The bill would only make marijuana possession legal for those 21 and over, she said, but there was too little in the legislation to protect New Hampshire’s school-age population.

“I just listened to educator constituents, teachers and guidance councilors,” said Mulligan, a substitute teacher. “I didn’t feel comfortable supporting legalization.”

Meanwhile, O’Connor, the Claremont Republican, said the bill would prevent the Granite State from becoming the “hole in the doughnut” of New England, referencing laws in Massachusetts and Maine that legalize marijuana.

Neighboring states soon will be making money off the drug while New Hampshire risks being left out, he said.

“We need a new form of tax revenue,” said O’Connor, a retired New York City police officer, adding he would like to see additional funds devoted to education and opioid treatment. “Here’s an opportunity to bring in new tax revenue.”

It’s not clear how much revenue, if any, the House bill would contribute to state coffers, after provisions that would have created a regulatory system to sell and tax marijuana were stripped from the legislation.

A fiscal note attached to an earlier version of the bill predicted the state would make between $42 million and $52.5 million through taxation.

That original bill earmarked 70 percent of those earnings for the state’s general fund, with the remaining 30 percent to go into New Hampshire’s alcohol abuse prevention and treatment fund.

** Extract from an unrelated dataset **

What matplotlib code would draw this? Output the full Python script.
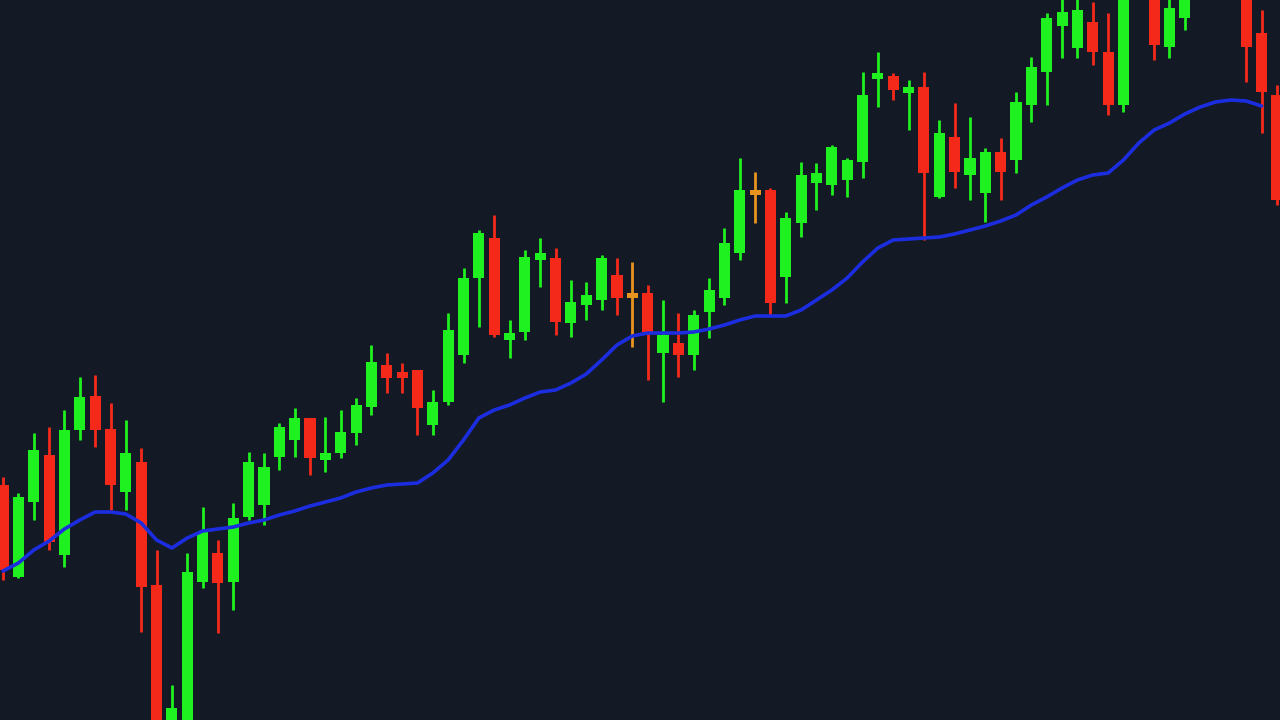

O’Connor attributed Republicans’ mixed reception to the bill as a sign of fracturing in the party, adding there are “parties within the party.”

He said he is optimistic that legalization will someday be passed, though, saying Tuesday’s vote was part of a larger move toward reform.

The legislation next goes before the House Ways and Means Committee, where a hearing has been scheduled for Feb. 1 in Concord.